The main issues were whether Compaq's transaction involving the ADRs lacked economic substance and whether Compaq was liable for an accuracy-related penalty due to negligence.
The U.S. Tax Court held that Compaq's transaction lacked economic substance, and thus, the foreign tax credit claimed was disallowed. The court also held that Compaq was liable for an accuracy-related penalty due to negligence.
The U.S. Tax Court reasoned that Compaq's ADR transaction was deliberately structured to eliminate all economic risks and was motivated solely by the pursuit of tax benefits, notably a foreign tax credit.

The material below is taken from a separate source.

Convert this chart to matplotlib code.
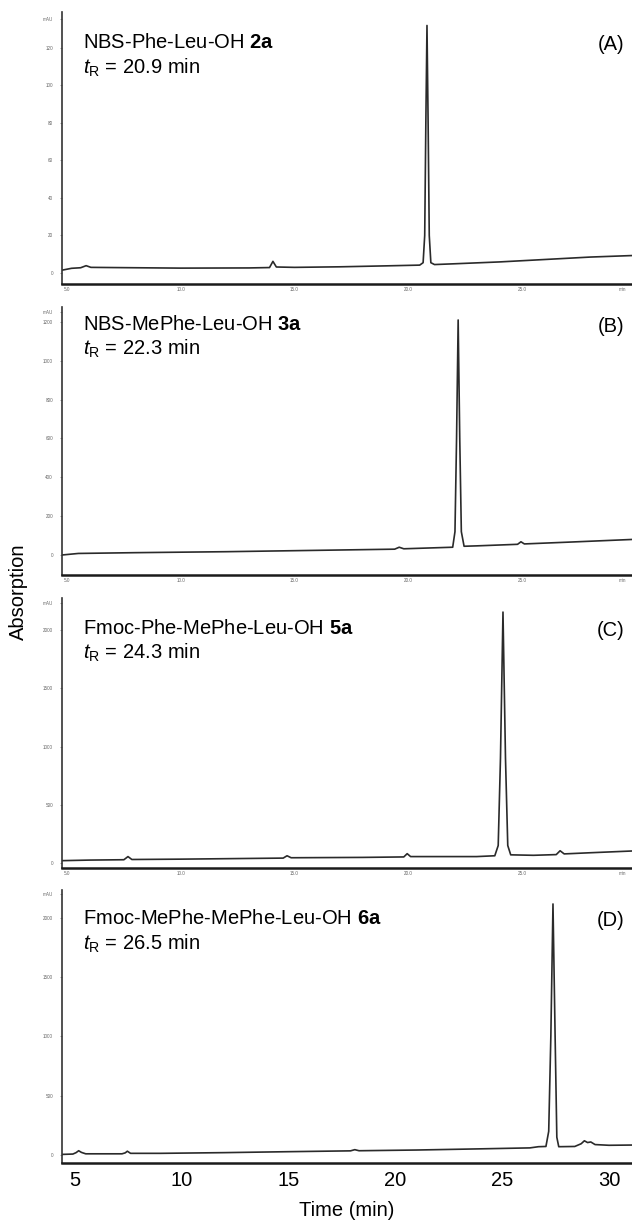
import matplotlib
matplotlib.use("Agg")
import matplotlib.pyplot as plt

plt.rcParams['font.family'] = ['Liberation Sans', 'DejaVu Sans']
plt.rcParams['mathtext.fontset'] = 'custom'
plt.rcParams['mathtext.rm'] = 'Liberation Sans'
plt.rcParams['mathtext.it'] = 'Liberation Sans:italic'
plt.rcParams['mathtext.bf'] = 'Liberation Sans:bold'

# ---------------- data ----------------
# Panel A: NBS-Phe-Leu-OH 2a
a_time = [4.78, 5.2, 5.6, 5.84, 6.05, 7.0, 10.0, 13.0, 13.9, 14.05, 14.2, 15.0, 17.0, 19.0,
          20.5, 20.65, 20.72, 20.77, 20.82, 20.87, 20.92, 20.99, 21.15, 22.0, 24.0, 26.0, 28.0, 29.83]
a_abs = [1.5, 2.5, 2.8, 3.9, 3.0, 2.9, 2.6, 2.7, 2.9, 6.2, 3.2, 3.0, 3.3, 3.8,
         4.2, 5.5, 20, 80, 132, 80, 20, 5.5, 4.5, 4.9, 5.9, 7.2, 8.5, 9.3]

# Panel B: NBS-MePhe-Leu-OH 3a
b_time = [4.78, 5.5, 8.0, 12.0, 16.0, 19.4, 19.6, 19.8, 21.95, 22.05, 22.12, 22.19, 22.26, 22.33,
          22.45, 23.0, 24.8, 24.95, 25.1, 27.0, 29.83]
b_abs = [0, 8, 12, 17, 24, 30, 40, 32, 40, 120, 600, 1210, 600, 120,
         45, 47, 55, 68, 57, 66, 80]

# Panel C: Fmoc-Phe-MePhe-Leu-OH 5a
c_time = [4.78, 6.0, 7.5, 7.68, 7.85, 10.0, 14.5, 14.67, 14.85, 18.0, 19.8, 19.95, 20.1, 23.0,
          23.8, 23.95, 24.05, 24.16, 24.27, 24.37, 24.5, 25.5, 26.5, 26.67, 26.85, 28.0, 29.83]
c_abs = [20, 25, 28, 55, 30, 33, 42, 62, 45, 48, 52, 80, 55, 55,
         62, 150, 900, 2154, 900, 150, 70, 66, 72, 105, 78, 88, 103]

# Panel D: Fmoc-MePhe-MePhe-Leu-OH 6a
d_time = [4.39, 4.9, 5.05, 5.17, 5.3, 5.5, 7.2, 7.35, 7.45, 7.6, 9.0, 12.0, 15.0, 17.9, 18.1, 18.3,
          21.0, 24.0, 26.3, 26.7, 27.05, 27.18, 27.28, 27.38, 27.48, 27.56, 27.65, 28.4, 28.7, 28.85,
          29.0, 29.15, 29.35, 30.0, 31.08]
d_abs = [5, 8, 20, 36, 22, 10, 10, 18, 32, 14, 14, 20, 28, 35, 45, 36,
         42, 52, 60, 70, 72, 200, 1000, 2118, 1000, 150, 70, 72, 95, 120,
         105, 110, 88, 82, 84]

titles = ["NBS-Phe-Leu-OH", "NBS-MePhe-Leu-OH", "Fmoc-Phe-MePhe-Leu-OH", "Fmoc-MePhe-MePhe-Leu-OH"]
compounds = ["2a", "3a", "5a", "6a"]
retention = ["20.9", "22.3", "24.3", "26.5"]
panel_tags = ["(A)", "(B)", "(C)", "(D)"]

# tiny instrument tick labels
a_yticks = [0, 20, 40, 60, 80, 100, 120, 135.5]
a_ylabels = ["0", "20", "40", "60", "80", "100", "120", "mAU"]
b_yticks = [0, 200, 400, 600, 800, 1000, 1200, 1252]
b_ylabels = ["0", "200", "400", "600", "800", "1000", "1200", "mAU"]
c_yticks = [0, 500, 1000, 1500, 2000, 2232]
c_ylabels = ["0", "500", "1000", "1500", "2000", "mAU"]
d_yticks = [0, 500, 1000, 1500, 2000, 2202]
d_ylabels = ["0", "500", "1000", "1500", "2000", "mAU"]

inst_xticks = [5, 10, 15, 20, 25, 29.4]
inst_xlabels = ["5.0", "10.0", "15.0", "20.0", "25.0", "min"]
time_ticks = [5, 10, 15, 20, 25, 30]
time_labels = ["5", "10", "15", "20", "25", "30"]

# ---------------- layout ----------------
W, H = 632, 1220
fig = plt.figure(figsize=(W / 100, H / 100), dpi=100)

# (top_px, bottom_px) of each panel
panels_px = [(12, 284), (307, 575), (598, 868), (890, 1163)]
text_px = [43, 324, 628, 919]
tag_px = [45, 326, 630, 920]
xlims = [(4.78, 29.83), (4.78, 29.83), (4.78, 29.83), (4.39, 31.08)]
ylims = [(-5.87, 139.2), (-103, 1277), (-43, 2275), (-67.5, 2236)]
series = [(a_time, a_abs), (b_time, b_abs), (c_time, c_abs), (d_time, d_abs)]
yt = [(a_yticks, a_ylabels), (b_yticks, b_ylabels), (c_yticks, c_ylabels), (d_yticks, d_ylabels)]

left_px = 62
for i, ((top, bot), (tx, ty)) in enumerate(zip(panels_px, series)):
    ax = fig.add_axes([left_px / W, 1 - bot / H, 1 - left_px / W, (bot - top) / H])
    ax.plot(tx, ty, color='#2a2a2a', lw=1.2, solid_joinstyle='round')
    ax.set_xlim(*xlims[i])
    ax.set_ylim(*ylims[i])
    for s in ['top', 'right']:
        ax.spines[s].set_visible(False)
    ax.spines['left'].set_color('#333333')
    ax.spines['left'].set_linewidth(1.2)
    ax.spines['bottom'].set_color('#1a1a1a')
    ax.spines['bottom'].set_linewidth(1.8)
    ax.set_yticks(yt[i][0])
    ax.set_yticklabels(yt[i][1], fontsize=3.3, color='#666666')
    ax.tick_params(axis='y', length=1.5, width=0.5, color='#777777', pad=5)
    if i < 3:
        ax.set_xticks(inst_xticks)
        ax.set_xticklabels(inst_xlabels, fontsize=3.3, color='#666666')
        ax.tick_params(axis='x', length=0, pad=2)
    else:
        ax.set_xticks(time_ticks)
        ax.set_xticklabels(time_labels, fontsize=14.5, color='black')
        ax.tick_params(axis='x', length=0, pad=6)

    # annotation text
    y1 = text_px[i]
    fig.text(83 / W, 1 - y1 / H, titles[i] + r" $\mathbf{" + compounds[i] + "}$",
             fontsize=14.5, ha='left', va='center')
    fig.text(83 / W, 1 - (y1 + 25) / H, r"$t_\mathrm{R}$ = " + retention[i] + " min",
             fontsize=14.5, ha='left', va='center')
    fig.text(624 / W, 1 - tag_px[i] / H, panel_tags[i], fontsize=14.5, ha='right', va='center')

fig.text(18 / W, 1 - 592 / H, "Absorption", rotation=90, fontsize=14.5, ha='center', va='center')
fig.text(347 / W, 1 - 1210 / H, "Time (min)", fontsize=14.5, ha='center', va='center')

fig.savefig("out.png", dpi=100)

The court found that there was no reasonable possibility of profit from the transaction without considering the anticipated tax consequences, highlighting that Compaq's primary intent was to offset a capital gain with the transaction's manufactured loss. The court also noted that the transaction was conducted without a legitimate business purpose and was not rationally related to any nontax considerations. Furthermore, the court determined that Compaq's failure to conduct a proper investigation into the transaction's economic substance indicated negligence, thereby justifying the imposition of an accuracy-related penalty under section 6662(a). The court emphasized that the transaction's prearranged nature and lack of genuine economic impact rendered Compaq's tax position unreasonable.